The bill would create two new classes of visa. The Y visa is a “guest worker” visa. It would be valid for 2 years and renewable up to three times, but the worker would have to leave the United States for a full year before renewing. The Z visa offers pay-to-play amnesty to employed illegal immigrants: To obtain the 4-year renewable visa, immigrants must pay a $5,000 fine and a $1,500 processing fee for a criminal background check. If they had $6,500 lying around, they wouldn’t be risking their lives to cross the border, now would they?

David Leopold of the American Immigration Lawyers Association put it this way: “What’s the incentive for somebody to leave and come back? The more complex it is, the more difficult it will be for people to qualify, which will lead to the same sort of unsolvable illegal population problem that we have now.”

The Senate bill would also restructure the system for determining who gets a visa. Currently, would-be immigrants move to the front of the line if they have family in the United States or are sponsored by a specific employer. Under the new plan, immigrants would earn points for job skills, education, and English proficiency. Speaker of the House Nancy Pelosi objects that the change would undermine “family unification principles which have been fundamental to American immigration.”

The plan may be mean, but it’s not mean in a self-serving way because it probably wouldn’t serve us very well. The point-system would often exclude hyper-qualified foreigners whom employers want not because they can pay them peanuts but because they’re the most qualified for the job. It would also hurt the immigrants who, as President Bush says, take the jobs Americans don’t want—jobs like those at Wal-Mart, Marriott, and the National Restaurant Association (groups which tellingly sponsored a recent immigration-reform dinner).
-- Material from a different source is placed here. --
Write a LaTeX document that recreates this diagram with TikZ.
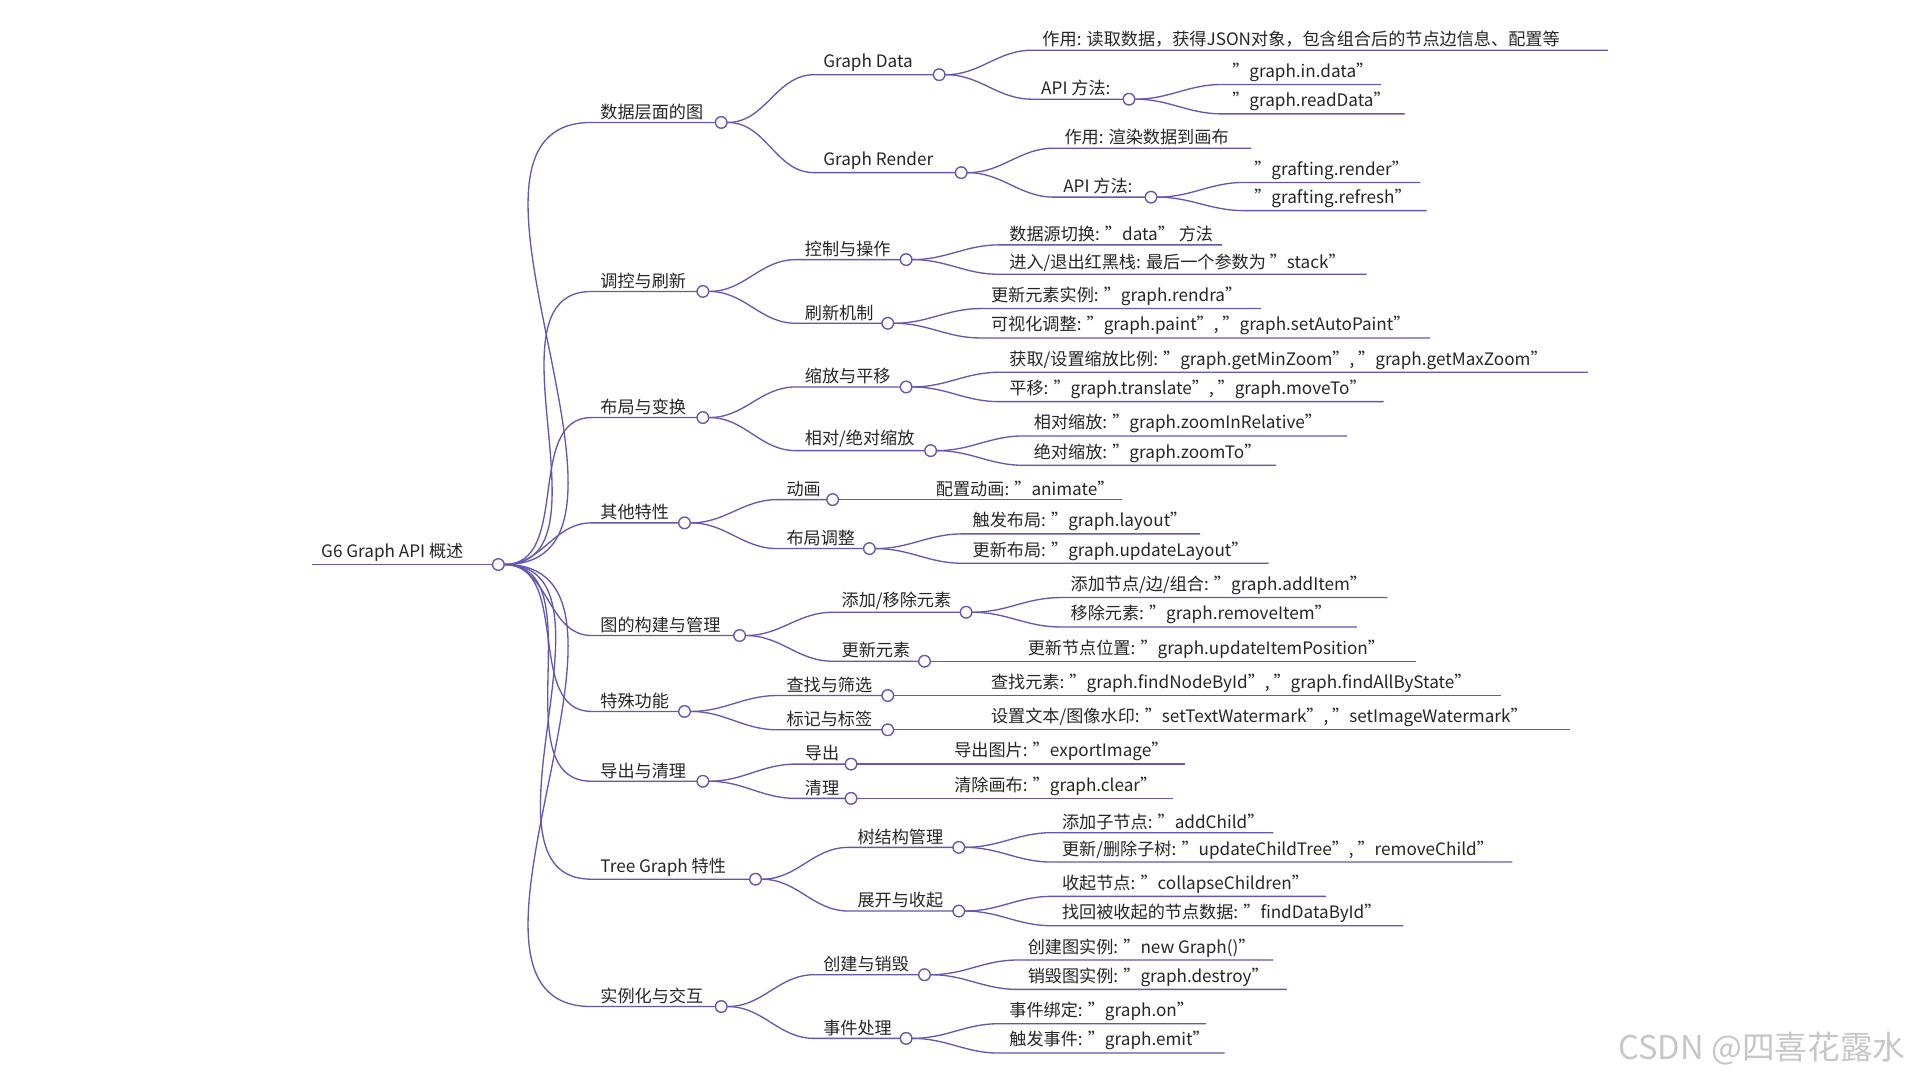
\documentclass[tikz,border=0pt]{standalone}
\usepackage{fontspec}
\setmainfont{Noto Sans CJK SC}
\definecolor{ln}{RGB}{98,88,178}
\tikzset{
  dot/.style={circle,draw=ln,fill=white,line width=0.6pt,inner sep=0pt,minimum size=5.6pt},
  lbl/.style={anchor=south west,inner sep=1.2pt,font=\fontsize{8.4}{9}\selectfont,text=black!85},
  conn/.style={draw=ln,line width=0.65pt}
}
% \br{name}{parent}{sx}{ex}{y}{text}  -- branch with circle at end
\newcommand\br[6]{%
  \draw[conn] (#2.east) to[out=0,in=180] (#3,#5) -- (#4,#5);
  \node[lbl] (#1t) at (#3+5,#5) {#6};
  \node[dot] (#1) at (#4,#5) {};}
% \lf{parent}{sx}{ex}{y}{text}{name} -- leaf
\newcommand\lf[6]{%
  \draw[conn] (#1.east) to[out=0,in=180] (#2,#4) -- (#3,#4);
  \node[lbl] (#6) at (#2+6,#4) {#5};}
\begin{document}
\begin{tikzpicture}[x=0.6pt,y=-0.6pt]
\useasboundingbox (0,0) rectangle (1568,882);
\fill[white] (0,0) rectangle (1568,882);
% root
\draw[conn] (255,461) -- (407,461);
\node[lbl] (roott) at (260,461) {G6 Graph API 概述};
\node[dot] (root) at (407,461) {};
% level 1
\br{a}{root}{483}{589}{100}{数据层面的图}
\br{b}{root}{483}{574}{238}{调控与刷新}
\br{c}{root}{483}{574}{341}{布局与变换}
\br{d}{root}{483}{559}{427}{其他特性}
\br{e}{root}{483}{604}{519}{图的构建与管理}
\br{f}{root}{483}{559}{581}{特殊功能}
\br{g}{root}{483}{574}{638}{导出与清理}
\br{h}{root}{483}{617}{718}{Tree Graph 特性}
\br{i}{root}{483}{589}{822}{实例化与交互}
% level 2
\br{a1}{a}{665}{767}{61}{Graph Data}
\br{a2}{a}{665}{785}{141}{Graph Render}
\br{b1}{b}{650}{740}{212}{控制与操作}
\br{b2}{b}{650}{725}{264}{刷新机制}
\br{c1}{c}{650}{740}{316}{缩放与平移}
\br{c2}{c}{650}{760}{368}{相对/绝对缩放}
\br{d1}{d}{635}{680}{408}{动画}
\br{d2}{d}{635}{710}{448}{布局调整}
\br{e1}{e}{680}{789}{500}{添加/移除元素}
\br{e2}{e}{680}{755}{540}{更新元素}
\br{f1}{f}{635}{725}{568}{查找与筛选}
\br{f2}{f}{635}{725}{596}{标记与标签}
\br{g1}{g}{650}{695}{624}{导出}
\br{g2}{g}{650}{695}{652}{清理}
\br{h1}{h}{693}{783}{692}{树结构管理}
\br{h2}{h}{693}{783}{744}{展开与收起}
\br{i1}{i}{665}{755}{796}{创建与销毁}
\br{i2}{i}{665}{740}{848}{事件处理}
% level 3
\lf{a1}{843}{1313}{41}{作用: 读取数据，获得JSON对象，包含组合后的节点边信息、配置等}{l1}
\br{a1b}{a1}{843}{922}{81}{API 方法:}
\lf{a1b}{998}{1128}{69}{"graph.in.data"}{l2}
\lf{a1b}{998}{1147}{93}{"graph.readData"}{l3}
\lf{a2}{861}{1022}{121}{作用: 渲染数据到画布}{l4}
\br{a2b}{a2}{861}{940}{161}{API 方法:}
\lf{a2b}{1016}{1160}{149}{"grafting.render"}{l5}
\lf{a2b}{1016}{1165}{172}{"grafting.refresh"}{l6}
\lf{b1}{816}{998}{200}{数据源切换: "data" 方法}{l7}
\lf{b1}{816}{1116}{224}{进入/退出红黑栈: 最后一个参数为 "stack"}{l8}
\lf{b2}{801}{1030}{252}{更新元素实例: "graph.rendra"}{l9}
\lf{b2}{801}{1168}{276}{可视化调整: "graph.paint", "graph.setAutoPaint"}{l10}
\lf{c1}{816}{1297}{304}{获取/设置缩放比例: "graph.getMinZoom", "graph.getMaxZoom"}{l11}
\lf{c1}{816}{1130}{328}{平移: "graph.translate", "graph.moveTo"}{l12}
\lf{c2}{836}{1100}{356}{相对缩放: "graph.zoomInRelative"}{l13}
\lf{c2}{836}{1042}{380}{绝对缩放: "graph.zoomTo"}{l14}
\lf{d1}{756}{916}{408}{配置动画: "animate"}{l15}
\lf{d2}{786}{980}{436}{触发布局: "graph.layout"}{l16}
\lf{d2}{786}{1036}{460}{更新布局: "graph.updateLayout"}{l17}
\lf{e1}{866}{1133}{488}{添加节点/边/组合: "graph.addItem"}{l18}
\lf{e1}{866}{1108}{512}{移除元素: "graph.removeItem"}{l19}
\lf{e2}{831}{1156}{540}{更新节点位置: "graph.updateItemPosition"}{l20}
\lf{f1}{801}{1226}{568}{查找元素: "graph.findNodeById", "graph.findAllByState"}{l21}
\lf{f2}{801}{1282}{596}{设置文本/图像水印: "setTextWatermark", "setImageWatermark"}{l22}
\lf{g1}{771}{968}{624}{导出图片: "exportImage"}{l23}
\lf{g2}{771}{958}{652}{清除画布: "graph.clear"}{l24}
\lf{h1}{859}{1040}{680}{添加子节点: "addChild"}{l25}
\lf{h1}{859}{1235}{704}{更新/删除子树: "updateChildTree", "removeChild"}{l26}
\lf{h2}{859}{1083}{732}{收起节点: "collapseChildren"}{l27}
\lf{h2}{859}{1146}{756}{找回被收起的节点数据: "findDataById"}{l28}
\lf{i1}{831}{1040}{784}{创建图实例: "new Graph()"}{l29}
\lf{i1}{831}{1051}{808}{销毁图实例: "graph.destroy"}{l30}
\lf{i2}{816}{985}{836}{事件绑定: "graph.on"}{l31}
\lf{i2}{816}{1000}{860}{触发事件: "graph.emit"}{l32}
% redraw circles on top
\foreach \n in {root,a,b,c,d,e,f,g,h,i,a1,a2,b1,b2,c1,c2,d1,d2,e1,e2,f1,f2,g1,g2,h1,h2,i1,i2,a1b,a2b}
  \node[dot] at (\n) {};
\node[anchor=east,text=black!22,font=\fontsize{16}{18}\selectfont] (wm) at (1562,856) {CSDN @四喜花露水};
\end{tikzpicture}
\end{document}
Low-wage industries likely won’t be the only ones squeezed. The point system has been rejected in the past because the government bureaucracy assigning the points wouldn’t be able to keep up with the changes in market forces. As a liberal who often believes the government can do things better than the market, I’m with the free-marketeers on this one.

The good news is, the plan has about as much chance of succeeding as a government bureaucracy has of fitting through the eye of a needle. The same employers who wanted reform in the first place are outraged—outraged—that they would be expected to verify workers’ eligibility. They might even have a point. The government wants them to reverify all workers, including U.S. citizens. That’s 145 million people. And in a test run of the system the government proposes to use, there were lots of “false alarms, with as many as 20 percent of noncitizens and 13 percent of citizens sent for follow-up visits to immigration offices.”

The Post concludes wryly:

Security mix-ups that keep travelers from boarding airplanes could pale in comparison with database problems that block Americans from their work.

Yes, we’d have the government standing in the way of Americans earning a legal living based on a system error. Now that is a really bad policy.